First, we need to factor the quadratic expression in the denominator. We look for two numbers that multiply to the constant term (2) and add up to the coefficient of the x term (-3).

$$x^{2}-3x+2$$

The two numbers are -1 and -2, because $$-1 \times -2 = 2$$ and $$-1 + (-2) = -3$$.

$$x^{2}-3x+2 = (x-1)(x-2)$$

**step2 Set Up the Partial Fraction Decomposition**

Since the denominator has two distinct linear factors, we can decompose the fraction into a sum of two simpler fractions, each with one of the linear factors as its denominator and a constant as its numerator.

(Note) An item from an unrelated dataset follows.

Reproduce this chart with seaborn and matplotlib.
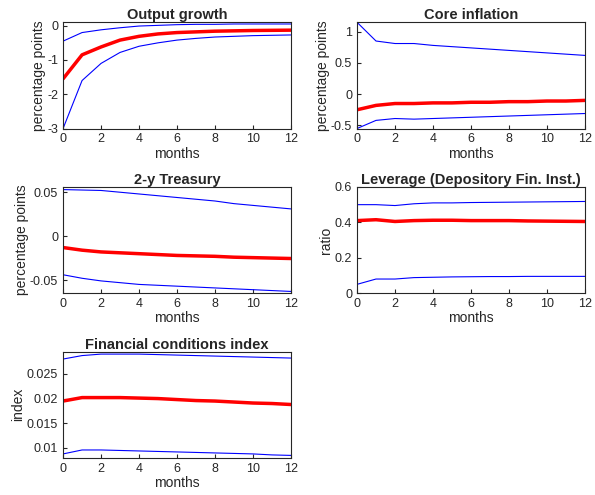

$$\frac{5x-7}{x^{2}-3x+2} = \frac{A}{x-1} + \frac{B}{x-2}$$

Here, A and B are constants that we need to find.

**step3 Clear the Denominators**

To find A and B, we multiply both sides of the equation by the common denominator, which is $$(x-1)(x-2)$$. This will eliminate all denominators.

$$(x-1)(x-2) \times \left( \frac{5x-7}{(x-1)(x-2)} \right) = (x-1)(x-2) \times \left( \frac{A}{x-1} + \frac{B}{x-2} \right)$$

This simplifies to:

$$5x-7 = A(x-2) + B(x-1)$$

**step4 Solve for Constants A and B using Substitution**

We can find the values of A and B by choosing specific values for x that make one of the terms zero. This is a common and efficient method.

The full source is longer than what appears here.